## Data segment
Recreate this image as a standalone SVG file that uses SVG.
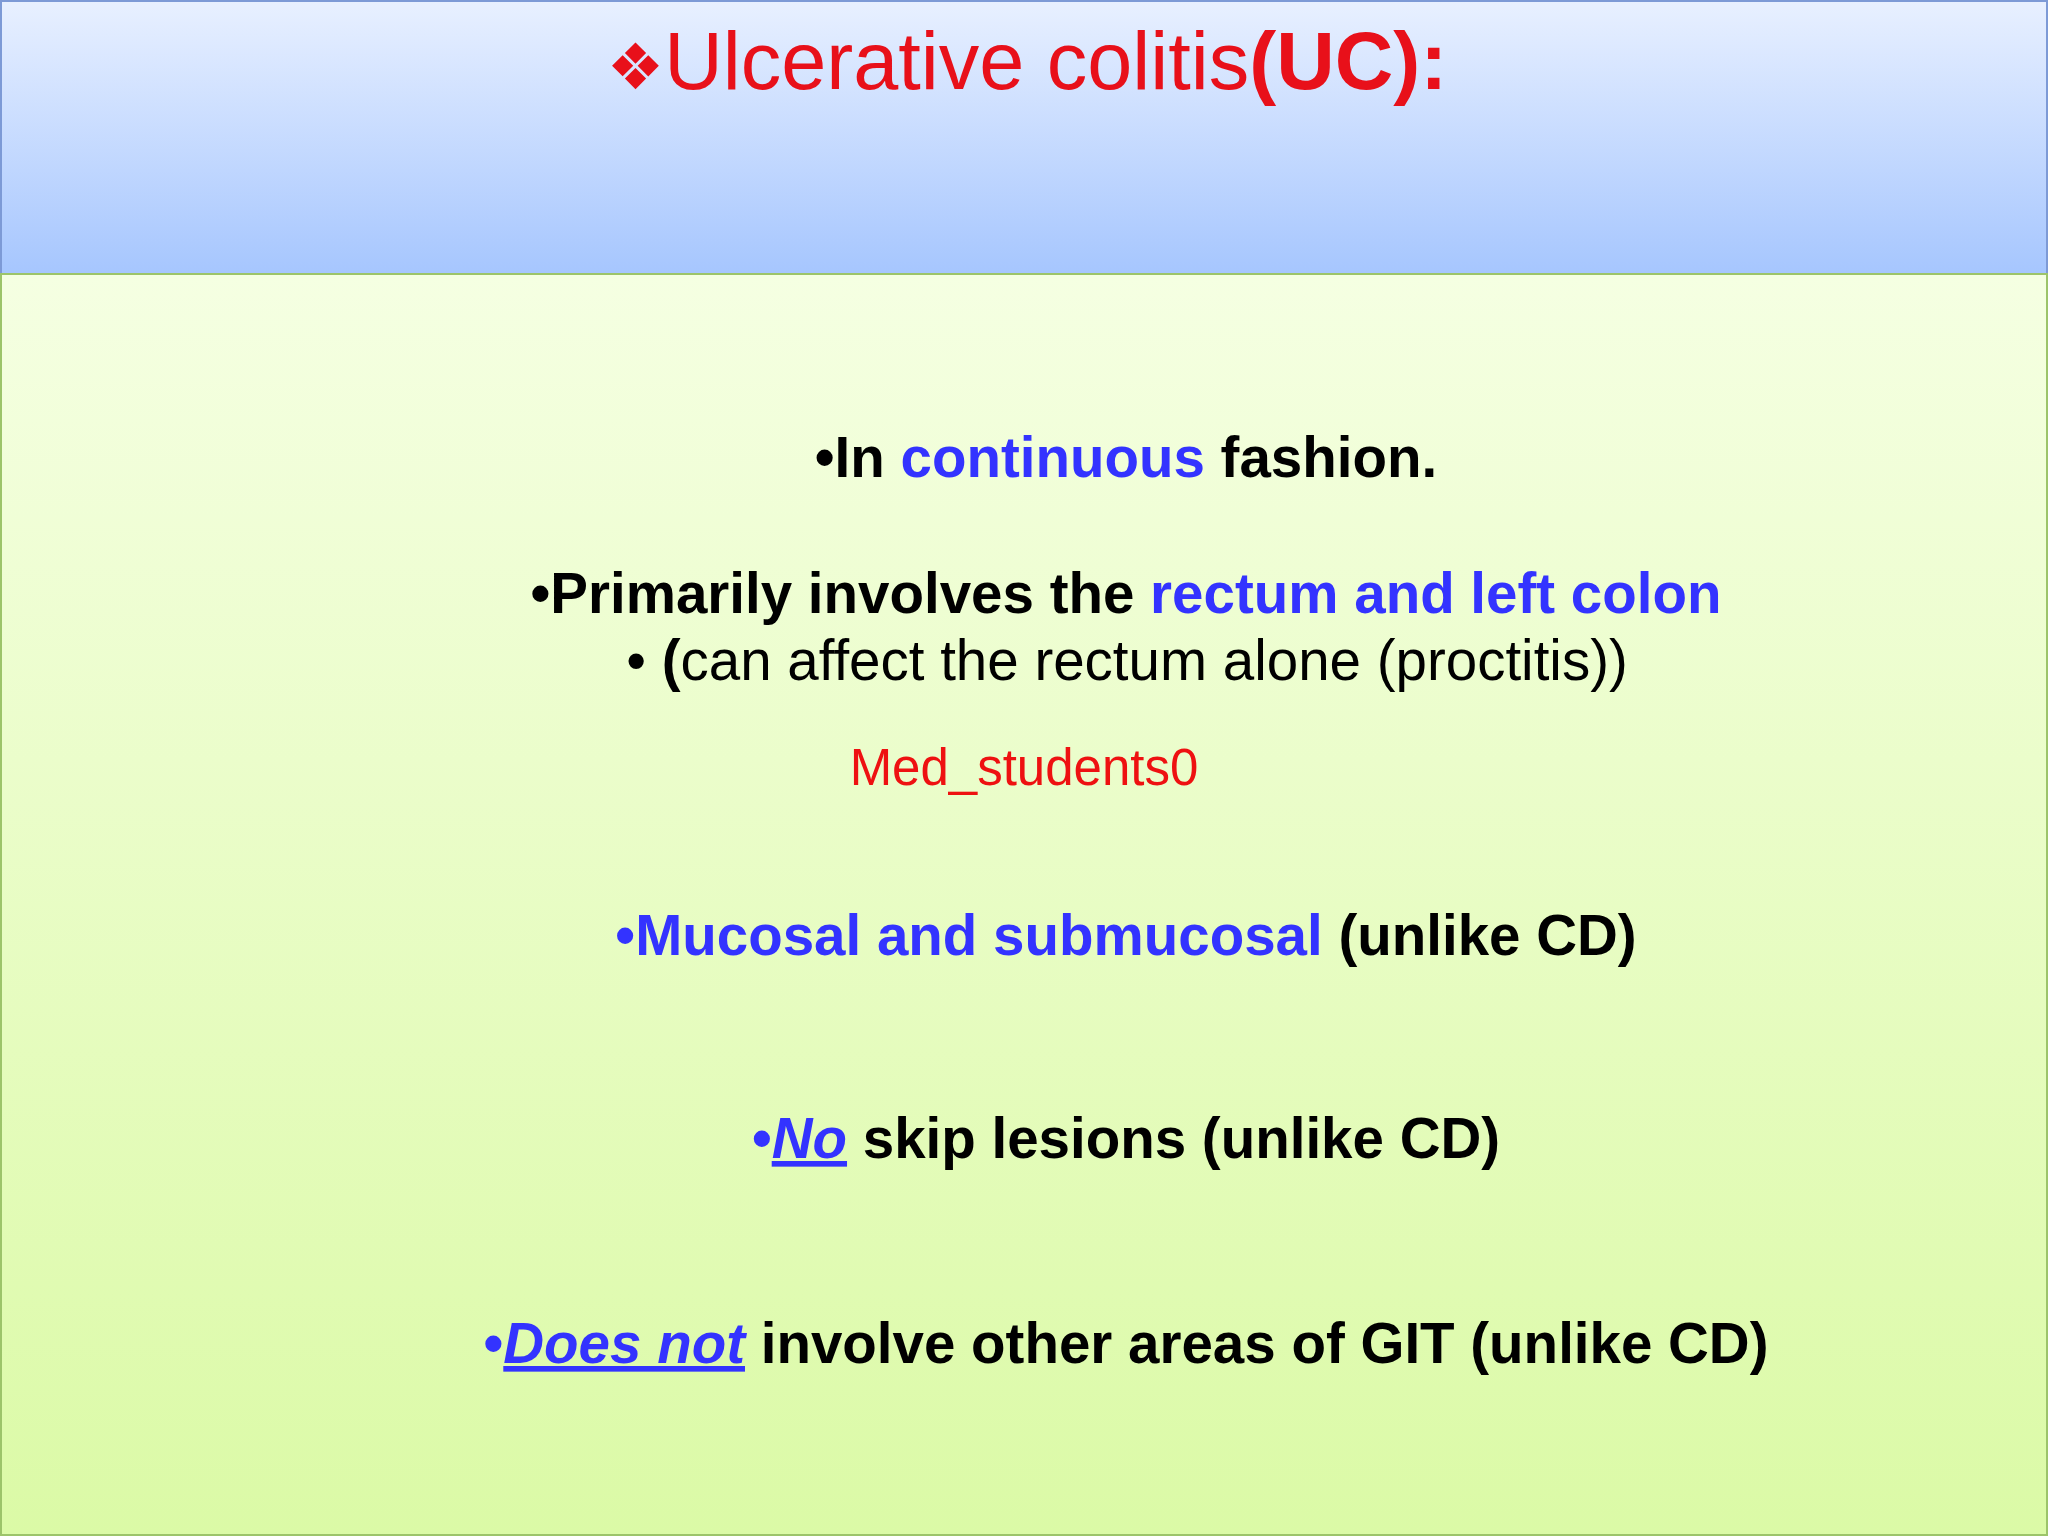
<svg xmlns="http://www.w3.org/2000/svg" width="2048" height="1536" viewBox="0 0 2048 1536">
<defs>
<linearGradient id="h" x1="0" y1="0" x2="0" y2="1"><stop offset="0" stop-color="#e8f0ff"/><stop offset="1" stop-color="#a6c6fe"/></linearGradient>
<linearGradient id="b" x1="0" y1="0" x2="0" y2="1"><stop offset="0" stop-color="#f5ffe2"/><stop offset="1" stop-color="#dbfaa6"/></linearGradient>
<style>
.t{font-family:"Liberation Sans",Arial,sans-serif;font-size:56.5px;font-weight:bold;fill:#000;text-anchor:middle}
.bl{fill:#3333ff}
.n{font-weight:normal}
</style>
</defs>
<rect x="1" y="1" width="2046" height="273" fill="url(#h)" stroke="#7d9ad6" stroke-width="2"/>
<rect x="1" y="274" width="2046" height="1261" fill="url(#b)" stroke="#9cc46a" stroke-width="2"/>
<g id="title">
<text x="1027" y="89" font-family="'Liberation Sans',Arial,sans-serif" font-size="81" fill="#e8101a" text-anchor="middle"><tspan font-family="'DejaVu Sans',sans-serif" font-size="64">❖</tspan>Ulcerative colitis<tspan font-weight="bold">(UC):</tspan></text>
</g>
<g id="body">
<text class="t" x="1126" y="477">•In <tspan class="bl">continuous</tspan> fashion.</text>
<text class="t" x="1126" y="613">•Primarily involves the <tspan class="bl">rectum and left colon</tspan></text>
<text class="t n" x="1127" y="680">• <tspan font-weight="bold">(</tspan>can affect the rectum alone (proctitis))</text>
<text x="1024" y="785" font-family="'Liberation Sans',Arial,sans-serif" font-size="51" fill="#ee1111" text-anchor="middle">Med_students0</text>
<text class="t" x="1126" y="955"><tspan class="bl">•Mucosal and submucosal</tspan> (unlike CD)</text>
<text class="t" x="1126" y="1158"><tspan class="bl">•</tspan><tspan class="bl" font-style="italic" text-decoration="underline">No</tspan> skip lesions (unlike CD)</text>
<text class="t" x="1126" y="1363"><tspan class="bl">•</tspan><tspan class="bl" font-style="italic" text-decoration="underline">Does not</tspan> involve other areas of GIT (unlike CD)</text>
</g>
</svg>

## Problem requirements
Without the pictures, write out all of the material exactly.

## Exercise answer
Recreate this image as a standalone SVG file that uses SVG.
<svg xmlns="http://www.w3.org/2000/svg" width="2048" height="1536" viewBox="0 0 2048 1536">
<defs>
<linearGradient id="h" x1="0" y1="0" x2="0" y2="1"><stop offset="0" stop-color="#e8f0ff"/><stop offset="1" stop-color="#a6c6fe"/></linearGradient>
<linearGradient id="b" x1="0" y1="0" x2="0" y2="1"><stop offset="0" stop-color="#f5ffe2"/><stop offset="1" stop-color="#dbfaa6"/></linearGradient>
<style>
.t{font-family:"Liberation Sans",Arial,sans-serif;font-size:56.5px;font-weight:bold;fill:#000;text-anchor:middle}
.bl{fill:#3333ff}
.n{font-weight:normal}
</style>
</defs>
<rect x="1" y="1" width="2046" height="273" fill="url(#h)" stroke="#7d9ad6" stroke-width="2"/>
<rect x="1" y="274" width="2046" height="1261" fill="url(#b)" stroke="#9cc46a" stroke-width="2"/>
<g id="title">
<text x="1027" y="89" font-family="'Liberation Sans',Arial,sans-serif" font-size="81" fill="#e8101a" text-anchor="middle"><tspan font-family="'DejaVu Sans',sans-serif" font-size="64">❖</tspan>Ulcerative colitis<tspan font-weight="bold">(UC):</tspan></text>
</g>
<g id="body">
<text class="t" x="1126" y="477">•In <tspan class="bl">continuous</tspan> fashion.</text>
<text class="t" x="1126" y="613">•Primarily involves the <tspan class="bl">rectum and left colon</tspan></text>
<text class="t n" x="1127" y="680">• <tspan font-weight="bold">(</tspan>can affect the rectum alone (proctitis))</text>
<text x="1024" y="785" font-family="'Liberation Sans',Arial,sans-serif" font-size="51" fill="#ee1111" text-anchor="middle">Med_students0</text>
<text class="t" x="1126" y="955"><tspan class="bl">•Mucosal and submucosal</tspan> (unlike CD)</text>
<text class="t" x="1126" y="1158"><tspan class="bl">•</tspan><tspan class="bl" font-style="italic" text-decoration="underline">No</tspan> skip lesions (unlike CD)</text>
<text class="t" x="1126" y="1363"><tspan class="bl">•</tspan><tspan class="bl" font-style="italic" text-decoration="underline">Does not</tspan> involve other areas of GIT (unlike CD)</text>
</g>
</svg>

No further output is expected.